Close up of a hand pouring syrup from a small jug over three freshly made pancakes garnished with sliced strawberries

by Kae Lani Palmisano for USA TODAY 10Best

10 small batch maple syrups you need to try

Though maple syrup from Canada is of high quality and high quantity, not all artisan maple syrup comes from the Great White North. Small batch maple syrup producers throughout the United States are tapping into the industry, and they’re in places that you’d least expect!

Hawk Meadow Farm - Finger Lakes, New York

This little farm produces their own small-batch maple syrup. They use the traditional method of wood-firing their syrup, which cooks it while adding a caramelized, subtly smoked flavor.

Bobo’s Mountain Sugar - Weston, Vermont

Image courtesy of Skye Chalmers

Like a fine wine, Bobo’s Mountain Sugar is defined by its terroir – a bedrock rich in limestone, shale and granite deposits – and its wood-fired processing.

Triple Creek Maple Products - Cranesville, PA

In order to be legally called maple syrup in the state of Pennsylvania, the syrup needs to have at least 66% sugar content. Triple Creek's maple syrup is even thicker and sweeter with a sugar content at an average of 67%.

Sweet Sourland Farms - Hopewell, New Jersey

Image courtesy of Charlize Katzenbach

Tapping over 300 red maples and over 100 sugar maples, Sweet Sourland Farms produces a modest haul of 80 to 125 gallons of maple syrup.

Neil’s Bigleaf Maple Syrup - Acme, Washington

Those passionate about sugaring have figured out that the bigleaf maple actually produces some pretty good maple syrup. Two hours north of Seattle, Neil’s Bigleaf has been cooking up syrup since 2011.

Hilltop Boilers Maple Syrup - Newfield, Maine

Image courtesy of Jere Gray

To get a taste of Maine’s maple syrup, try the award-winning Hilltop Boilers Maple Syrup. The owner has spent his entire life in a sugarhouse and knows nearly everything there is to know about sugaring.

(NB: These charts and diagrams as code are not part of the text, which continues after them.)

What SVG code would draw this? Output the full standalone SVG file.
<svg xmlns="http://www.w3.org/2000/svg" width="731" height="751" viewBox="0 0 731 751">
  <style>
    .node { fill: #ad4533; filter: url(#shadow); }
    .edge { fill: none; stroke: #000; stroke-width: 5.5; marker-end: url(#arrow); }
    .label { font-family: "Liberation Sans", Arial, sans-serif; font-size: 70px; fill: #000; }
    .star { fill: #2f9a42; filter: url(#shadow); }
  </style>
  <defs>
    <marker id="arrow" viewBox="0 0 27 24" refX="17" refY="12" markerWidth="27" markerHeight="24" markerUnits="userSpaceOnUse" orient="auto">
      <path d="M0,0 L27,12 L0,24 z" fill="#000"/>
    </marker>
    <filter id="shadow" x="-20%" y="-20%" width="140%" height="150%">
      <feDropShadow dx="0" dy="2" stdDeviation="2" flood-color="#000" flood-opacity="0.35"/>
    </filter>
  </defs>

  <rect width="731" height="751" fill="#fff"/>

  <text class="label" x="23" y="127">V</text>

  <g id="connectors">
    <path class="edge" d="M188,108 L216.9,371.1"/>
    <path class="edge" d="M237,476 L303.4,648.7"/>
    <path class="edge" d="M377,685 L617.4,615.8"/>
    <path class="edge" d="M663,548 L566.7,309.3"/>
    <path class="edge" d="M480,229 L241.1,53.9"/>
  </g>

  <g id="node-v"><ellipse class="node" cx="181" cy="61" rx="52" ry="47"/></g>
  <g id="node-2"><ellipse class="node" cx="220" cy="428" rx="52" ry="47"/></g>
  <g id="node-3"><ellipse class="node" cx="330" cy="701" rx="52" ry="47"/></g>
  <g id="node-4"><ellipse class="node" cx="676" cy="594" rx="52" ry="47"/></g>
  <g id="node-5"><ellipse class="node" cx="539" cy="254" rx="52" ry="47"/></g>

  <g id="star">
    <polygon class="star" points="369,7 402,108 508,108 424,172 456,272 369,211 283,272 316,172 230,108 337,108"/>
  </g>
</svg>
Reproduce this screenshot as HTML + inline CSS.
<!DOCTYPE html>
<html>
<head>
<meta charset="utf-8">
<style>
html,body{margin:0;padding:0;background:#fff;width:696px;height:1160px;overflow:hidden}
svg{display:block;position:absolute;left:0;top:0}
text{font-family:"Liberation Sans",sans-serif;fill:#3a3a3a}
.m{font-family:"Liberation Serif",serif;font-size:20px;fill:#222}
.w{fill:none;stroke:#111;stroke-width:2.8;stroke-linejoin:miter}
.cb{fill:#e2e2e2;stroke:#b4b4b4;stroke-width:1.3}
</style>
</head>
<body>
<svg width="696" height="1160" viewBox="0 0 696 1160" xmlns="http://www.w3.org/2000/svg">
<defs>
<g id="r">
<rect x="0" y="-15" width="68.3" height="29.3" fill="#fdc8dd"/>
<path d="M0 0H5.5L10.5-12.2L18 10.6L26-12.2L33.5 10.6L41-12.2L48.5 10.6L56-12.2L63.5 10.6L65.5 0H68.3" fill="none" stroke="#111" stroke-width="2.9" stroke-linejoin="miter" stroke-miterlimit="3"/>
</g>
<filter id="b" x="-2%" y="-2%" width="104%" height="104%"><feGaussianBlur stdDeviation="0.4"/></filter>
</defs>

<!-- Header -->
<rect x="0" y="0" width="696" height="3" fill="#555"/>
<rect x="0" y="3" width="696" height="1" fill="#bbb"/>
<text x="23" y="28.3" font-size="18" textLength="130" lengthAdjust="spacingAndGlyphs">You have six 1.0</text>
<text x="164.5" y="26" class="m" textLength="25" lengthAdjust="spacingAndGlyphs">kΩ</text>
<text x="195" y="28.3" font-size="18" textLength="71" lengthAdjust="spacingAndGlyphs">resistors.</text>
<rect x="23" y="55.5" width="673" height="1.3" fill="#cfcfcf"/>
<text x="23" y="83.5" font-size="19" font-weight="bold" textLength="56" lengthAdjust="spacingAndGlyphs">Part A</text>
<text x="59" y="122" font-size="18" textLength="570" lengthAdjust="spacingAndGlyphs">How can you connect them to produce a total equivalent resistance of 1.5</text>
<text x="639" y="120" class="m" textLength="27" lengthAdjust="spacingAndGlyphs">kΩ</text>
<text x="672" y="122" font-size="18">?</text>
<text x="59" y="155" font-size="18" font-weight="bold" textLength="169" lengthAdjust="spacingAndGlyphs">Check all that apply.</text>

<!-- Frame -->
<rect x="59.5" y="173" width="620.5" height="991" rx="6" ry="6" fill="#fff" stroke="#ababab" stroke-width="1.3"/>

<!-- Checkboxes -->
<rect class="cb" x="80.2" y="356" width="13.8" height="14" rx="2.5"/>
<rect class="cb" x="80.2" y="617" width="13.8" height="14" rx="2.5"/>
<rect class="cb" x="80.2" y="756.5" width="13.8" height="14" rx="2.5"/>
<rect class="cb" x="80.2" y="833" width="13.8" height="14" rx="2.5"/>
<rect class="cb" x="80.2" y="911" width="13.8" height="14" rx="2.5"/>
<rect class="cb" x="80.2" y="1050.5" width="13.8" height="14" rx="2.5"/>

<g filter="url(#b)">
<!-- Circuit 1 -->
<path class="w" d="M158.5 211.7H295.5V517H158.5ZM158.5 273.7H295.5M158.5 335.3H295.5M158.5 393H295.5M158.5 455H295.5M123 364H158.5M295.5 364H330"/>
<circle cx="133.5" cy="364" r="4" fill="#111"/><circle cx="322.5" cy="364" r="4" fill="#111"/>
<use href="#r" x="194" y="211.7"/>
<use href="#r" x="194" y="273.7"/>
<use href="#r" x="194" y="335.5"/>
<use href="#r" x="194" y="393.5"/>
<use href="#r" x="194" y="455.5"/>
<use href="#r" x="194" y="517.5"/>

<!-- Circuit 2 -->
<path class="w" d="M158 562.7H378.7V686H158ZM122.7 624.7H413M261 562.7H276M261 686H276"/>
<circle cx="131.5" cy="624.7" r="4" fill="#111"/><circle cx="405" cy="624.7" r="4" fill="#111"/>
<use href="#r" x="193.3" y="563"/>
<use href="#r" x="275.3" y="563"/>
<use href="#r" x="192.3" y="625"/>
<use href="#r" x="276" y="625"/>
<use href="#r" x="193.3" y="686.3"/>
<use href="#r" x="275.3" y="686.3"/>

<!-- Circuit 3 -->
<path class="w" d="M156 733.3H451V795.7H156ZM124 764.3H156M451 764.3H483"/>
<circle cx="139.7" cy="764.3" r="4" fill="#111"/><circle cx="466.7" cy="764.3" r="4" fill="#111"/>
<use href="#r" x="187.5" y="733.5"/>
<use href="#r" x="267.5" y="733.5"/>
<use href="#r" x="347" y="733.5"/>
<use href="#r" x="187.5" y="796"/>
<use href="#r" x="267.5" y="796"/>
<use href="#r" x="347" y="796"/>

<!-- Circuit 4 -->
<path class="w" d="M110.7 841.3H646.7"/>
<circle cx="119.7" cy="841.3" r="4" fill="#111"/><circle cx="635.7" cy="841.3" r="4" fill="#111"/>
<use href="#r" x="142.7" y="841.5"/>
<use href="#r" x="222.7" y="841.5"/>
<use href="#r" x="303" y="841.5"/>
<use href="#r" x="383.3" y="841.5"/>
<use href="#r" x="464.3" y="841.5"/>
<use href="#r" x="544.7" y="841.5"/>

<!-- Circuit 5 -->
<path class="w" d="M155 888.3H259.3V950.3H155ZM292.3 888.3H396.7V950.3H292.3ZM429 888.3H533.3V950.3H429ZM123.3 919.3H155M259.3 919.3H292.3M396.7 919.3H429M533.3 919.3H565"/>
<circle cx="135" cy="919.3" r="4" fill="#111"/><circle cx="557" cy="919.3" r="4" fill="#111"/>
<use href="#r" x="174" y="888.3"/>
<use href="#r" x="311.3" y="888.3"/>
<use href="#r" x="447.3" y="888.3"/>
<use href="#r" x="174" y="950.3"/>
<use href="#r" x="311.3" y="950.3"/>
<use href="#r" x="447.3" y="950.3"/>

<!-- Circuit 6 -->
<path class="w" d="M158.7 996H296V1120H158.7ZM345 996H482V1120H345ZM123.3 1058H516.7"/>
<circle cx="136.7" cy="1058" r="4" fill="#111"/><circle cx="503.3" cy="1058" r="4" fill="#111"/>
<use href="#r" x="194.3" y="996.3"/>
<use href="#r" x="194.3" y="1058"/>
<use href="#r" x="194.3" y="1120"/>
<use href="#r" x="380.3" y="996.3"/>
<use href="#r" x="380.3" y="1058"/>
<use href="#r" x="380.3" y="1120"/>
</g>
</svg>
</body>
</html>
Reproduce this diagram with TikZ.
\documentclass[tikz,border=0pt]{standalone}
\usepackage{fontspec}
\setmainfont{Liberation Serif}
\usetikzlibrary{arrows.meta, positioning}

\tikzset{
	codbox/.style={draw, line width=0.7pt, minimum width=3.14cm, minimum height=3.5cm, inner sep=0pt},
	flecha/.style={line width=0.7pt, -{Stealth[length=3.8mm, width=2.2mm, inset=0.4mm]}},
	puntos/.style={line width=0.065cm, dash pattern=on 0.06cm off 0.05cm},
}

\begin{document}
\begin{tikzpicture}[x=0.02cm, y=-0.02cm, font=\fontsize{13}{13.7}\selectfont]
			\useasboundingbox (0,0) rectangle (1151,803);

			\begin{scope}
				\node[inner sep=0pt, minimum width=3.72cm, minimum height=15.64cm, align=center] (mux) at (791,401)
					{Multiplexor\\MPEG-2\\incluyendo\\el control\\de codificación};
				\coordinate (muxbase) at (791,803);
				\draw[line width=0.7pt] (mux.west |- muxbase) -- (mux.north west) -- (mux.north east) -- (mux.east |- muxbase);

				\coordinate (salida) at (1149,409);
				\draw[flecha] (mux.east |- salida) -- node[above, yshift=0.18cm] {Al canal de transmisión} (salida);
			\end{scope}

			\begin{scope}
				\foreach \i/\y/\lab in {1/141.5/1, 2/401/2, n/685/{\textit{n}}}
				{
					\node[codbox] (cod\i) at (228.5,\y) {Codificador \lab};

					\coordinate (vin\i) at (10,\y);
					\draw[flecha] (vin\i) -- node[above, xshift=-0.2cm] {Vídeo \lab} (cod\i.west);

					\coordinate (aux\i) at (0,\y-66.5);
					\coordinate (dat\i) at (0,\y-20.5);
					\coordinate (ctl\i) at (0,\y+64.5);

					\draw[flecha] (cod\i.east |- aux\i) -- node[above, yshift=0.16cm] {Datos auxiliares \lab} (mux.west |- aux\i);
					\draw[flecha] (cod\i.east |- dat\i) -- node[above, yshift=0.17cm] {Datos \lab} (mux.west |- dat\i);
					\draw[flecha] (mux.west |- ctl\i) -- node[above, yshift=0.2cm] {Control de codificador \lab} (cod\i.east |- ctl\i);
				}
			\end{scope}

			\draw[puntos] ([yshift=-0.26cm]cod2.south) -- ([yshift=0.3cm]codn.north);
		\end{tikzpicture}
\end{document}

Bissell Maple Farm - Jefferson, Ohio

The Bissell family has been making maple syrup since the late 1800s. Six generations later, the Bissells have an established sugarhouse where they’ve got around 1,500 trees tapped to harvest the sweet stuff.

Anderson’s Maple Syrup - Cumberland, Wisconsin

Image courtesy of Anderson's Maple Syrup

Wisconsin is mostly known for its cheese and dairy production, but word should get out about its maple syrup. And Anderson’s Maple Syrup is pure – it’s the delicious sap, straight from their Wisconsin maple trees.

Fort Stevenson State Park - North Dakota

Believe it or not, North Dakota has a unique history in maple syrup, but instead of tapping maples, they tap the boxelder tree. The boxelder (aka Manitoba maple) produces a little less sap than its cousin, the maple tree, but the syrup produced has a buttery taste to it.

Waterfall Farm - Warrensville, North Carolina

Waterfall Farm is one of the southernmost commercial maple producers in the country. The sugar in southern maples tends to be lower on average than maple trees in the north. It’s watery and mildly sweet.